CHICAGO -- The National Association of Insurance Commissioners’ (NAIC) deliberations on catastrophe issues, including discussion about climate change and the regulation of catastrophe modelers, during the Fall Meeting in Washington D.C. Sept. 28 – Oct. 1, 2007 will be closely monitored by the Property Casualty Insurers Association of America (PCI).
At the Summer Meeting, the Property and Casualty Insurance (C) Committee decided to hold a public hearing during the Fall Meeting relating to catastrophe modeling. The hearing is intended to help educate insurance department staff on the various models and solvency tools to be certain companies have sufficient capital. The committee seeks to gather information on an appropriate regulatory framework for monitoring the activities and industry use of catastrophe risk modelers. Specifically, the committee will explore the appropriateness of the use of near-term catastrophe models for pricing property insurance.
At this meeting PCI will discuss how insurers, reinsurers, and capital markets use catastrophe risk models as a tool to assist in quantifying the expected cost of future catastrophic events. “These computer models and simulations provide an independent, objective assessment of potential loss facing a company. It is important that that these models be developed in an unregulated environment in order to ensure that they are based on the scientific method and not manipulated to discount hurricane threats in order to support the artificial suppression of rates,” said David Kodama, director of policy analysis for PCI.
During the Fall Meeting, the Catastrophe Insurance Working Group and Climate Change and Global Warming Task Force are scheduled to meet. Through these and other working groups the NAIC has outlined the problems that confront the nation and is working to find effective solutions. PCI fully supports the NAIC’s interest in addressing loss mitigation, the need for strengthening building codes and developing smarter land use practices.
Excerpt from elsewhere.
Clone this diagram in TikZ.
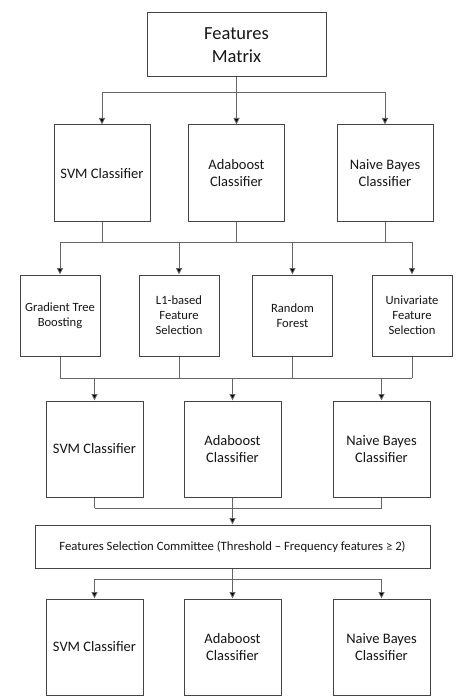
\documentclass[tikz,border=0pt]{standalone}
\usepackage{fontspec}
\setmainfont{Carlito}
\usetikzlibrary{arrows.meta}
\definecolor{boxc}{HTML}{444444}
\definecolor{linec}{HTML}{666666}
\definecolor{txt}{HTML}{161616}
\tikzset{
  box/.style={draw=boxc, line width=1pt, fill=white, text=txt, align=center, inner sep=2pt},
  ln/.style={draw=linec, line width=0.9pt},
  arr/.style={ln, -{Triangle[length=6.5pt,width=6pt,fill=black]}},
  bigt/.style={font=\fontsize{18.5}{23}\selectfont},
  medt/.style={font=\fontsize{14.5}{17}\selectfont},
  smt/.style={font=\fontsize{12.6}{15}\selectfont},
  comt/.style={font=\fontsize{12.7}{14}\selectfont},
}
\begin{document}
\begin{tikzpicture}[x=1pt,y=-1pt]
\useasboundingbox (0,0) rectangle (474,700);
% top
\node[box,bigt,minimum width=179pt,minimum height=64pt] (fm) at (236.5,45) {Features\\Matrix};
% row 1
\node[box,medt,minimum width=96pt,minimum height=97pt] (s1) at (102,173.5) {SVM Classifier};
\node[box,medt,minimum width=96pt,minimum height=97pt] (a1) at (236.5,173.5) {Adaboost\\Classifier};
\node[box,medt,minimum width=96pt,minimum height=97pt] (n1) at (385,173.5) {Naive Bayes\\Classifier};
% row 2
\node[box,smt,minimum width=80pt,minimum height=81pt] (g2) at (60,315.5) {Gradient Tree\\Boosting};
\node[box,smt,minimum width=80pt,minimum height=81pt] (l2) at (179,315.5) {L1-based\\Feature\\Selection};
\node[box,smt,minimum width=80pt,minimum height=81pt] (r2) at (292.5,315.5) {Random\\Forest};
\node[box,smt,minimum width=80pt,minimum height=81pt] (u2) at (412,315.5) {Univariate\\Feature\\Selection};
% row 3
\node[box,medt,minimum width=97pt,minimum height=96pt] (s3) at (94.5,449) {SVM Classifier};
\node[box,medt,minimum width=97pt,minimum height=96pt] (a3) at (232.5,449) {Adaboost\\Classifier};
\node[box,medt,minimum width=97pt,minimum height=96pt] (n3) at (381.5,449) {Naive Bayes\\Classifier};
% committee
\node[box,comt,minimum width=395pt,minimum height=43pt] (c) at (232.5,546.5) {Features Selection Committee (Threshold – Frequency features ≥ 2)};
% row 4
\node[box,medt,minimum width=97pt,minimum height=96pt] (s4) at (94.5,647) {SVM Classifier};
\node[box,medt,minimum width=97pt,minimum height=96pt] (a4) at (232.5,647) {Adaboost\\Classifier};
\node[box,medt,minimum width=97pt,minimum height=96pt] (n4) at (381.5,647) {Naive Bayes\\Classifier};
% junction levels
\coordinate (h1) at (0,92);
\coordinate (h2) at (0,242);
\coordinate (h3) at (0,378);
\coordinate (h4) at (0,508);
\coordinate (h5) at (0,579);
% features matrix -> row 1
\draw[ln] (fm.south) -- (fm.south |- h1);
\draw[ln] (s1.north |- h1) -- (n1.north |- h1);
\draw[arr] (s1.north |- h1) -- (s1.north);
\draw[arr] (a1.north |- h1) -- (a1.north);
\draw[arr] (n1.north |- h1) -- (n1.north);
% row 1 -> row 2
\draw[ln] (s1.south) -- (s1.south |- h2);
\draw[ln] (a1.south) -- (a1.south |- h2);
\draw[ln] (n1.south) -- (n1.south |- h2);
\draw[ln] (g2.north |- h2) -- (u2.north |- h2);
\draw[arr] (g2.north |- h2) -- (g2.north);
\draw[arr] (l2.north |- h2) -- (l2.north);
\draw[arr] (r2.north |- h2) -- (r2.north);
\draw[arr] (u2.north |- h2) -- (u2.north);
% row 2 -> row 3
\draw[ln] (g2.south) -- (g2.south |- h3);
\draw[ln] (l2.south) -- (l2.south |- h3);
\draw[ln] (r2.south) -- (r2.south |- h3);
\draw[ln] (u2.south) -- (u2.south |- h3);
\draw[ln] (g2.south |- h3) -- (u2.south |- h3);
\draw[arr] (s3.north |- h3) -- (s3.north);
\draw[arr] (a3.north |- h3) -- (a3.north);
\draw[arr] (n3.north |- h3) -- (n3.north);
% row 3 -> committee
\draw[ln] (s3.south) -- (s3.south |- h4);
\draw[ln] (n3.south) -- (n3.south |- h4);
\draw[ln] (s3.south |- h4) -- (n3.south |- h4);
\draw[ln] (a3.south) -- (a3.south |- h4);
\draw[arr] (a3.south |- h4) -- (c.north);
% committee -> row 4
\draw[ln] (c.south) -- (c.south |- h5);
\draw[ln] (s4.north |- h5) -- (n4.north |- h5);
\draw[arr] (s4.north |- h5) -- (s4.north);
\draw[arr] (a4.north |- h5) -- (a4.north);
\draw[arr] (n4.north |- h5) -- (n4.north);
\end{tikzpicture}
\end{document}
“However, we remain concerned with the direction of the paper entitled “A New Approach to a National Catastrophe Plan” being considered by the Catastrophe Insurance Working Group,” said Don Griffin, vice president, personal lines for PCI. “The paper was reintroduced in March of this year, based on the January 2006 version that caused concern for insurers because it required states to decide whether to establish a state or multi-state catastrophe fund, included mandatory mitigation provisions, and called for a federal reinsurance backstop. The plan also included a mandatory “all-perils” policy, and checklist which PCI and others are opposed. Over the course of 2006, the NAIC had modified the paper and moved away from the mandated coverages to a mandated offer and dropped the checklist. However, they have taken a backward step with the reconsideration of this plan.”
PCI is composed of more than 1,000 member companies, representing the broadest cross-section of insurers of any national trade association. PCI members write over $194 billion in annual premium, 40.1 percent of the nation’s property/casualty insurance. Member companies write 51.3 percent of the U.S. automobile insurance market, 39 percent of the homeowners market, 32.1 percent of the commercial property and liability market, and 38.7 percent of the private workers compensation market.